▶ Supplied material
☆ ☆ ☆

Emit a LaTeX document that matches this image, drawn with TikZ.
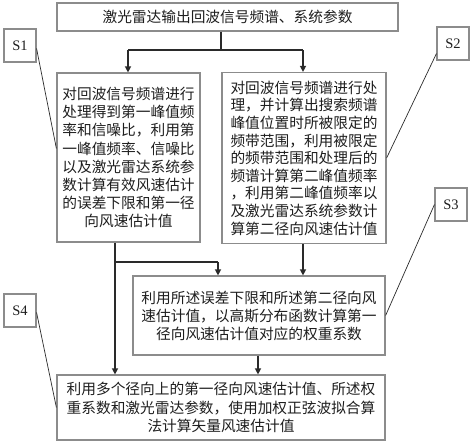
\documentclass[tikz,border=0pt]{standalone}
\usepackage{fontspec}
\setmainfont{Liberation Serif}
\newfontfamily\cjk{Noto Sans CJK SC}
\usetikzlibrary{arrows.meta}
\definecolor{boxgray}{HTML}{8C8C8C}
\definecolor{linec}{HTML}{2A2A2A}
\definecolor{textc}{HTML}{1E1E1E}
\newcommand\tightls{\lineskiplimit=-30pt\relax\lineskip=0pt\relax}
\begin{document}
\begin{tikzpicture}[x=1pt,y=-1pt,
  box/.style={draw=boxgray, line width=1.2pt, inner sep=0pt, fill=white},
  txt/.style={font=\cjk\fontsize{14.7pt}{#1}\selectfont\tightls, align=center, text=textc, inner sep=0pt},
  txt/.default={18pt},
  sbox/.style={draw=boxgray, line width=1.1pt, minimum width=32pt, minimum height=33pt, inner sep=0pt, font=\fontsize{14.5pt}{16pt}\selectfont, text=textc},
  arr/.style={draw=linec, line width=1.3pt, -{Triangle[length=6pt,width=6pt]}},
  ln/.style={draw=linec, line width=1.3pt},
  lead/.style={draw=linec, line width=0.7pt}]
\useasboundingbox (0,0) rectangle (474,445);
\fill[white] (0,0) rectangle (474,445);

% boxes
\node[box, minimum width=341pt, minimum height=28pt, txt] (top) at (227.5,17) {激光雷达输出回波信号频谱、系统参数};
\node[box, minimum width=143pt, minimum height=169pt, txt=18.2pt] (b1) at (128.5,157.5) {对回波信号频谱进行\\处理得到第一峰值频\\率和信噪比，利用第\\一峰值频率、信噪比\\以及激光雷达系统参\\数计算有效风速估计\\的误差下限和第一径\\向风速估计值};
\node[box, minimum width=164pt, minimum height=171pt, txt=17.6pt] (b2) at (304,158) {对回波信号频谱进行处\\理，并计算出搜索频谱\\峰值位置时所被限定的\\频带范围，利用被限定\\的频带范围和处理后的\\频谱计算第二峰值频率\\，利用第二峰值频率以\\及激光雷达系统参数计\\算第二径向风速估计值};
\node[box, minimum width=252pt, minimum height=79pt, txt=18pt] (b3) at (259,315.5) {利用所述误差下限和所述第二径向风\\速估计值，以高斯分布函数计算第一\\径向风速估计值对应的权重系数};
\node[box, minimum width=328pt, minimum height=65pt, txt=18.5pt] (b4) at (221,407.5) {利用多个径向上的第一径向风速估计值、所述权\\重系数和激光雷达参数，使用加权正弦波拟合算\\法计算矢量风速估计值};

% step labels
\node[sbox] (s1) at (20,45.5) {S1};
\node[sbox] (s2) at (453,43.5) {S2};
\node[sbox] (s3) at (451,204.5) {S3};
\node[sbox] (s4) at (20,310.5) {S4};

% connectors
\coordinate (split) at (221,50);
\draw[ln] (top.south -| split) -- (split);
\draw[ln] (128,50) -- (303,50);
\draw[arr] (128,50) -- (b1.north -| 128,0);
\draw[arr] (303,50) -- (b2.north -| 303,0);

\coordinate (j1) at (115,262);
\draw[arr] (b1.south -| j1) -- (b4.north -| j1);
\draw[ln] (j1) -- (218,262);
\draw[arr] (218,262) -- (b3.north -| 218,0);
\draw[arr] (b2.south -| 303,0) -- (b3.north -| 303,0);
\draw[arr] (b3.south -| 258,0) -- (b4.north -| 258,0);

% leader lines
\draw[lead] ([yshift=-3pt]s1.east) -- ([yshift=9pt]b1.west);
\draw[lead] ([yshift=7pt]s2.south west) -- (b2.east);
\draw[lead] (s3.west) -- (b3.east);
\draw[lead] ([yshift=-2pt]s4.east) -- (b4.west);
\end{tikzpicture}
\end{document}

☆ ☆ ☆

▶ Exercise directions
The data above needs to be retyped exactly, with the images left out.

▶ Final answer
Emit a LaTeX document that matches this image, drawn with TikZ.
\documentclass[tikz,border=0pt]{standalone}
\usepackage{fontspec}
\setmainfont{Liberation Serif}
\newfontfamily\cjk{Noto Sans CJK SC}
\usetikzlibrary{arrows.meta}
\definecolor{boxgray}{HTML}{8C8C8C}
\definecolor{linec}{HTML}{2A2A2A}
\definecolor{textc}{HTML}{1E1E1E}
\newcommand\tightls{\lineskiplimit=-30pt\relax\lineskip=0pt\relax}
\begin{document}
\begin{tikzpicture}[x=1pt,y=-1pt,
  box/.style={draw=boxgray, line width=1.2pt, inner sep=0pt, fill=white},
  txt/.style={font=\cjk\fontsize{14.7pt}{#1}\selectfont\tightls, align=center, text=textc, inner sep=0pt},
  txt/.default={18pt},
  sbox/.style={draw=boxgray, line width=1.1pt, minimum width=32pt, minimum height=33pt, inner sep=0pt, font=\fontsize{14.5pt}{16pt}\selectfont, text=textc},
  arr/.style={draw=linec, line width=1.3pt, -{Triangle[length=6pt,width=6pt]}},
  ln/.style={draw=linec, line width=1.3pt},
  lead/.style={draw=linec, line width=0.7pt}]
\useasboundingbox (0,0) rectangle (474,445);
\fill[white] (0,0) rectangle (474,445);

% boxes
\node[box, minimum width=341pt, minimum height=28pt, txt] (top) at (227.5,17) {激光雷达输出回波信号频谱、系统参数};
\node[box, minimum width=143pt, minimum height=169pt, txt=18.2pt] (b1) at (128.5,157.5) {对回波信号频谱进行\\处理得到第一峰值频\\率和信噪比，利用第\\一峰值频率、信噪比\\以及激光雷达系统参\\数计算有效风速估计\\的误差下限和第一径\\向风速估计值};
\node[box, minimum width=164pt, minimum height=171pt, txt=17.6pt] (b2) at (304,158) {对回波信号频谱进行处\\理，并计算出搜索频谱\\峰值位置时所被限定的\\频带范围，利用被限定\\的频带范围和处理后的\\频谱计算第二峰值频率\\，利用第二峰值频率以\\及激光雷达系统参数计\\算第二径向风速估计值};
\node[box, minimum width=252pt, minimum height=79pt, txt=18pt] (b3) at (259,315.5) {利用所述误差下限和所述第二径向风\\速估计值，以高斯分布函数计算第一\\径向风速估计值对应的权重系数};
\node[box, minimum width=328pt, minimum height=65pt, txt=18.5pt] (b4) at (221,407.5) {利用多个径向上的第一径向风速估计值、所述权\\重系数和激光雷达参数，使用加权正弦波拟合算\\法计算矢量风速估计值};

% step labels
\node[sbox] (s1) at (20,45.5) {S1};
\node[sbox] (s2) at (453,43.5) {S2};
\node[sbox] (s3) at (451,204.5) {S3};
\node[sbox] (s4) at (20,310.5) {S4};

% connectors
\coordinate (split) at (221,50);
\draw[ln] (top.south -| split) -- (split);
\draw[ln] (128,50) -- (303,50);
\draw[arr] (128,50) -- (b1.north -| 128,0);
\draw[arr] (303,50) -- (b2.north -| 303,0);

\coordinate (j1) at (115,262);
\draw[arr] (b1.south -| j1) -- (b4.north -| j1);
\draw[ln] (j1) -- (218,262);
\draw[arr] (218,262) -- (b3.north -| 218,0);
\draw[arr] (b2.south -| 303,0) -- (b3.north -| 303,0);
\draw[arr] (b3.south -| 258,0) -- (b4.north -| 258,0);

% leader lines
\draw[lead] ([yshift=-3pt]s1.east) -- ([yshift=9pt]b1.west);
\draw[lead] ([yshift=7pt]s2.south west) -- (b2.east);
\draw[lead] (s3.west) -- (b3.east);
\draw[lead] ([yshift=-2pt]s4.east) -- (b4.west);
\end{tikzpicture}
\end{document}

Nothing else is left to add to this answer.